北京之存在,若始于先秦“蓟”“燕”之说,则有3060年之久,若是以公元938年辽代在北京建立陪都、号南京幽都府、开泰元年改号析津府为起始,则有1077年(938-2015年,中间存有短暂的时间建都别处)建都史。对于区域文化的北京文化研究来说,它的经典命题是属地性质的,即在区域的地理水文、博物气候、经济活动、社会结构、日常生活、风俗礼仪等,以及作为本土作家、艺术家对民族文学艺术的贡献。这个意义上的文化研究,相当于当下“北京学”研究的范畴

李建平先生提出一个编写《北京人物志》是否收入非北京籍人员的问题,对于这个论题具有典型性。参见文献[1]。。

“北京文化”在共和国60年里作为文化建设的术语之提出,缘自作为区域文化的北京文化自觉。1980年代中期的文化寻根思潮,与这一时代思想启蒙密切相关,总体特点是各区域文化民俗和历史独特性浮上了人物性格和命运的解读关系中,从而解决了人物性格和命运解读的意识形态单一性问题。也就是说,假如我们把社会生活区分为若干层面,例如意识形态、政治倾向、公共关怀、价值观(永恒的和当下的)、日常生活伦理道德、民俗习惯、历史意识等等,那么,以上文学指向的,是沉淀在人们行为和感性下面的北京人永恒性的价值观念、伦理道德、民俗习惯和历史意识,而不再指向当代政治倾向、意识形态和公共关怀系统。也正是从这个时期开始,北京文化作为一种区域文化的自觉意识在学术界开始形成。
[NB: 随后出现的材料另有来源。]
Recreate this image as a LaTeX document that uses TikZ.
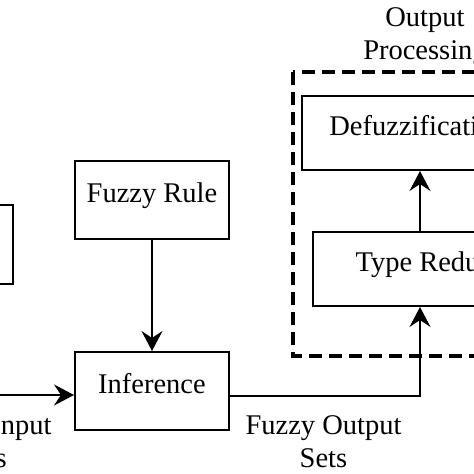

问题的特殊之处在于,如何理解北京文化的属地性质与其建都之后作为全国文化权力中心的代表性问题。这一问题在辽金时期似乎并不明显,金中都时期北京区域的文化并非代表着中华文化全部特征,而仅仅具有这一区域中华文化的特征,关于这一点似乎不需要过多论述。但是,元代作为首都的北京是否代表着中华文化的典型特征、在多大程度上代表着这些典型特征,以及明代北京具备全国文化中心地位的进程怎样(万历——嘉靖年间)?它与其他区域文化是怎样的关系?这些问题尚未被充分讨论。而有清一朝北京作为政治中心,它所代表的文化权力与江南士林的权力关系如何?它作为一个文化中心的性质与明朝之文化中心有着怎样的区别,也是一个值得研究的重要问题。不过,无论怎样,上述问题只是北京作为有限度的区域政治中心(辽金政权)和作为整个中国的政治权力中心(元明清政权)的文化代表性尺度问题,作为区域的北京文化并非受这个政治格局的影响。无论怎样的政治格局和文化格局,北京区域文化都生存着、绵延着,养育着这一方水土。事实上,每一个政治中心的存在和更迭,都会对北京区域文化产生重要影响,积淀下一个政治中心具备的文化元素(这些元素我们在当今的北京日常生活和文化习俗里可以看到),这些有利于北京区域文化的绵延和发展,但是,从另一个角度来看,元明清三朝作为全国政治中心的文化建设,与北京区域文化具有怎样的关系、从北京区域文化吸纳之文化元素有哪些?则鲜有论述。不过,应该清楚地意识到,自938年以来的北京文化,具有两重性:一方面是作为皇朝文化研究成果的中央文化,它具有封建国家文化的身份性质;另一方面作为区域文化而存在的北京文化,具有全民性特点。1911年以来封建王朝文化失去统治地位,北京文化在其现实性层面上基本失去了它前一个方面的代表性,而更多地表现为一个区域文化身份的特征。应该特别提出一点,在元明清三朝北京文化拥有皇朝文化身份特征的历史时期,它与这一区域文化处于一种非融合关系,并未形成彼此融合互渗的局面,这与封建皇朝文化性质是一致的,值得特别注意。